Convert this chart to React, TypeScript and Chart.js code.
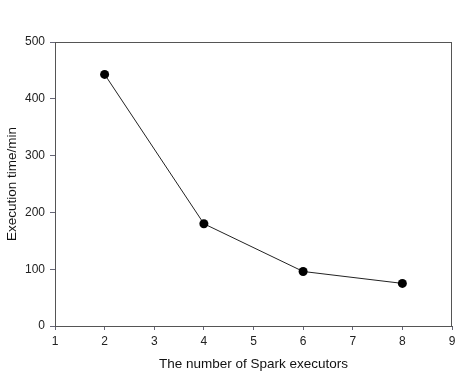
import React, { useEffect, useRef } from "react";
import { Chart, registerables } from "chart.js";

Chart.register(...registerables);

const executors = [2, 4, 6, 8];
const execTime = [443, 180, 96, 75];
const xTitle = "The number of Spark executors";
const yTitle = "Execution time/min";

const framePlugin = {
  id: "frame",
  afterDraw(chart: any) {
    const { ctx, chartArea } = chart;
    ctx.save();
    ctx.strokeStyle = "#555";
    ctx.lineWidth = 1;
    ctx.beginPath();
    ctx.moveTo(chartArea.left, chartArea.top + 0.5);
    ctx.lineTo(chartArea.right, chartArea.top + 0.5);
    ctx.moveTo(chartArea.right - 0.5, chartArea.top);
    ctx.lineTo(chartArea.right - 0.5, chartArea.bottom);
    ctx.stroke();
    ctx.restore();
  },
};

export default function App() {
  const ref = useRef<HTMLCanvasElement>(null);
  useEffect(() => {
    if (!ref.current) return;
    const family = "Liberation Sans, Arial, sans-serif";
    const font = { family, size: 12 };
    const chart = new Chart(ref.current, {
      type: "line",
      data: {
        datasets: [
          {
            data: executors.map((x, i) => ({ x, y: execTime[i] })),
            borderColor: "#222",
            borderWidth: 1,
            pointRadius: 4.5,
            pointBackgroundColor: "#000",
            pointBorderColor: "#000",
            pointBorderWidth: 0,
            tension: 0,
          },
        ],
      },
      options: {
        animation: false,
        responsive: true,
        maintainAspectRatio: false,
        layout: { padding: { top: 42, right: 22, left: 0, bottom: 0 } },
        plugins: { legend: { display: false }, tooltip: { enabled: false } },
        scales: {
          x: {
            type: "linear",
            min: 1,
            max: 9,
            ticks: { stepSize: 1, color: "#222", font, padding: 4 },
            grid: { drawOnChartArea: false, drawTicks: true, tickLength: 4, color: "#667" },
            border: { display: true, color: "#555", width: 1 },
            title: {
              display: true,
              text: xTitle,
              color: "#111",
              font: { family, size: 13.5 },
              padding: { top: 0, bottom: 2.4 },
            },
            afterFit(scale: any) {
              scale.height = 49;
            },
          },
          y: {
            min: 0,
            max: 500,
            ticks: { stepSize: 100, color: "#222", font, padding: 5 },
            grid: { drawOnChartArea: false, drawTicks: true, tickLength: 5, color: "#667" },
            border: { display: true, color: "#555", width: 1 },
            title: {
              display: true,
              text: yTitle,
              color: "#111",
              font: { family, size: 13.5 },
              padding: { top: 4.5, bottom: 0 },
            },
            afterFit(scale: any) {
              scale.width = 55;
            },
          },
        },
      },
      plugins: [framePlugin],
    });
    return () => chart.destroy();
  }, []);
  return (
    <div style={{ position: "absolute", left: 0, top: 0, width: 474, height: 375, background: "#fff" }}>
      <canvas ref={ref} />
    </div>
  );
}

WHAT IS ASKED:
Could you repeat all of the material exactly? Pictures should not be copied.

TASK RESULT:
Convert this chart to React, TypeScript and Chart.js code.
import React, { useEffect, useRef } from "react";
import { Chart, registerables } from "chart.js";

Chart.register(...registerables);

const executors = [2, 4, 6, 8];
const execTime = [443, 180, 96, 75];
const xTitle = "The number of Spark executors";
const yTitle = "Execution time/min";

const framePlugin = {
  id: "frame",
  afterDraw(chart: any) {
    const { ctx, chartArea } = chart;
    ctx.save();
    ctx.strokeStyle = "#555";
    ctx.lineWidth = 1;
    ctx.beginPath();
    ctx.moveTo(chartArea.left, chartArea.top + 0.5);
    ctx.lineTo(chartArea.right, chartArea.top + 0.5);
    ctx.moveTo(chartArea.right - 0.5, chartArea.top);
    ctx.lineTo(chartArea.right - 0.5, chartArea.bottom);
    ctx.stroke();
    ctx.restore();
  },
};

export default function App() {
  const ref = useRef<HTMLCanvasElement>(null);
  useEffect(() => {
    if (!ref.current) return;
    const family = "Liberation Sans, Arial, sans-serif";
    const font = { family, size: 12 };
    const chart = new Chart(ref.current, {
      type: "line",
      data: {
        datasets: [
          {
            data: executors.map((x, i) => ({ x, y: execTime[i] })),
            borderColor: "#222",
            borderWidth: 1,
            pointRadius: 4.5,
            pointBackgroundColor: "#000",
            pointBorderColor: "#000",
            pointBorderWidth: 0,
            tension: 0,
          },
        ],
      },
      options: {
        animation: false,
        responsive: true,
        maintainAspectRatio: false,
        layout: { padding: { top: 42, right: 22, left: 0, bottom: 0 } },
        plugins: { legend: { display: false }, tooltip: { enabled: false } },
        scales: {
          x: {
            type: "linear",
            min: 1,
            max: 9,
            ticks: { stepSize: 1, color: "#222", font, padding: 4 },
            grid: { drawOnChartArea: false, drawTicks: true, tickLength: 4, color: "#667" },
            border: { display: true, color: "#555", width: 1 },
            title: {
              display: true,
              text: xTitle,
              color: "#111",
              font: { family, size: 13.5 },
              padding: { top: 0, bottom: 2.4 },
            },
            afterFit(scale: any) {
              scale.height = 49;
            },
          },
          y: {
            min: 0,
            max: 500,
            ticks: { stepSize: 100, color: "#222", font, padding: 5 },
            grid: { drawOnChartArea: false, drawTicks: true, tickLength: 5, color: "#667" },
            border: { display: true, color: "#555", width: 1 },
            title: {
              display: true,
              text: yTitle,
              color: "#111",
              font: { family, size: 13.5 },
              padding: { top: 4.5, bottom: 0 },
            },
            afterFit(scale: any) {
              scale.width = 55;
            },
          },
        },
      },
      plugins: [framePlugin],
    });
    return () => chart.destroy();
  }, []);
  return (
    <div style={{ position: "absolute", left: 0, top: 0, width: 474, height: 375, background: "#fff" }}>
      <canvas ref={ref} />
    </div>
  );
}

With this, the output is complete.